II. We may have good servants still if we will do as God bids us do, and be Christ-like masters and mistresses.—In all ranks of society there are the worthless and the undeserving, but these are few, after all. God says to you, ‘O woman, use your servant well. Don’t give her the worst bedroom in the house with the paper hanging in damp strips from the walls. Give her wholesome food and sufficient rest, and fresh air now and then, not under cover of the night, but in the light of day. See that pleasant books are not beyond her reach. Make your children pay her, in due degree, the respect they pay to others. When she ails give her the simple remedies you use in the family. If she falls ill and your house is large enough, don’t turn her from your door, but nurse her at home. Be a mother to her. Pray for her. Try to help her in the path of life. Stay home from Holy Communion sometimes that she may kneel at the altar of God, and receive the strength and grace you so deeply prize. Make her one of yourselves. Share your life with her. O man, care for your labourer. See that he has a cottage fit to live in and a fair wage. Encourage him and his with kindly words, sympathise with them if sickness comes to them. Treat him as your fellow. Men and women, “give unto your servants that which is just and equal.” ’ Only fulfil the will of God and your special difficulties about servants will vanish.

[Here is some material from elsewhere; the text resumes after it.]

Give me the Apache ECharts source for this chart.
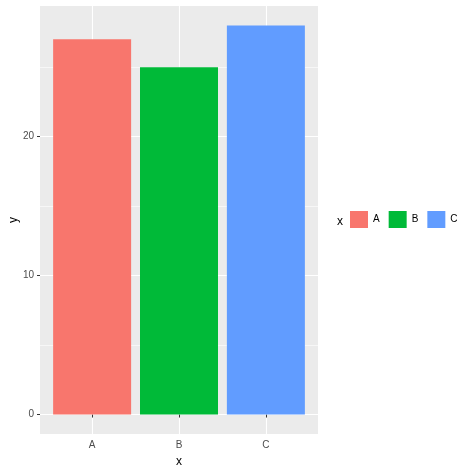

III. How many blessings have come to us through keeping God’s rule which otherwise we should have missed, just as Naaman’s leprosy would never have left him had not his wife been a gentle, loving mistress to the little Hebrew maid; just as no blessing would have come to the Centurion had he not loved his poor suffering servant. Has not God heaped blessings upon us by the hands of these same servants by whom we have striven to do His will—kindnesses and thoughtfulness in health, and such goodness when we have been ill, as they have watched by us through the long hours and borne with us in our fretfulness and soothed us with gentle words? If some of you have never known servants like these, go home and begin to try God’s plan, and it will not be long before you, too, shall be blessed in your deed. You may not always succeed, for there are still the ‘unthankful and the evil’ amongst servants as there are amongst those they serve, but you will not fail in the long run if, asking God’s blessing, you persevere.

Rev. S. Pascoe.

Illustration

‘There are as many true and faithful servants in the world as ever there were, but they are the servants of kind and sympathising employers. Dean Ramsay has told us of one such who lived in one family all her life, and who, when, at a great age, she lay at the point of death, sent for her master, who was a few years her junior, and told him she had one last request to make which she begged him not to deny her: “When I am carried to the kirkyard,” she said, “let them put my body so that when you are buried there I may lie at your feet.” Who would not love to have a servant like that?’